Coastal Petroleum Co., Apalachicola, Fla., sued Florida for the value of a state lease the company holds in the Gulf of Mexico, saying that by denying it a drilling permit the state is taking its property without compensation.
The lawsuit, filed in Leon County Circuit Court, asked the court to determine the fair market value of the 60-year-old state lease that gives Coastal the exclusive right to drill for oil and gas in state waters in the gulf.
Coastal President Philip Ware said, "The state wants it both ways. The state is refusing to allow Coastal Petroleum to exercise its legal right to explore for oil and gas under the leases the state sold to us. At same time, the state is refusing to compensate us for taking away our property rights."
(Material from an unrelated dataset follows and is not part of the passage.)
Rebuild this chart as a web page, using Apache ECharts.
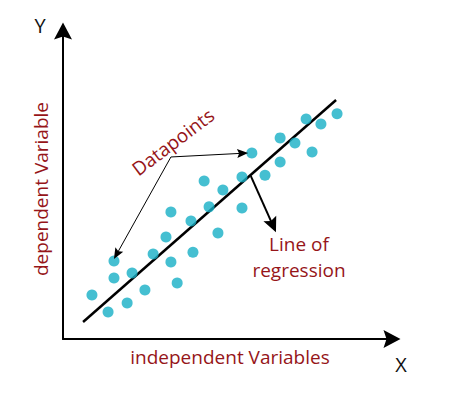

Coastal is no longer asking the court to allow it to drill. It had long sought a state permit to drill, but company said Florida public officials are opposed to offshore drilling and are unlikely to change their minds.
Coastal claimed there is "strong scientific evidence" of oil on the leases (OGJ, Feb. 8, 1999, p. 69). It said the validity of its leases repeatedly has been upheld by state and federal courts and acknowledged by state officials.
Last June 26 the First District Court of Appeal affirmed an earlier ruling that the Florida Department of Environmental Protection (DEP) could deny Coastal a permit to drill an exploratory well 9 miles south of St. George Island in the Florida Panhandle.
Coastal said although the appeals court held that DEP could bar drilling as not being in the public interest, it also found that DEP's action would be unconstitutional "if just compensation is not paid for what is taken." The appeals court said the circuit court should resolve that issue.
Coastal's circuit court suit seeks compensation for Lease 224-A, which covers about 400,000 acres in the gulf from Apalachicola to Pasco County, northwest of Tampa. The lease includes the location off St. George Island where the company was denied a drilling permit.
The state initially granted the leases in 1941 to Arnold Oil Exploration Co., Coastal's predecessor. Coastal explored the leases for years, but about 1968 public officials sought to regain them. They have been the subject of litigation since.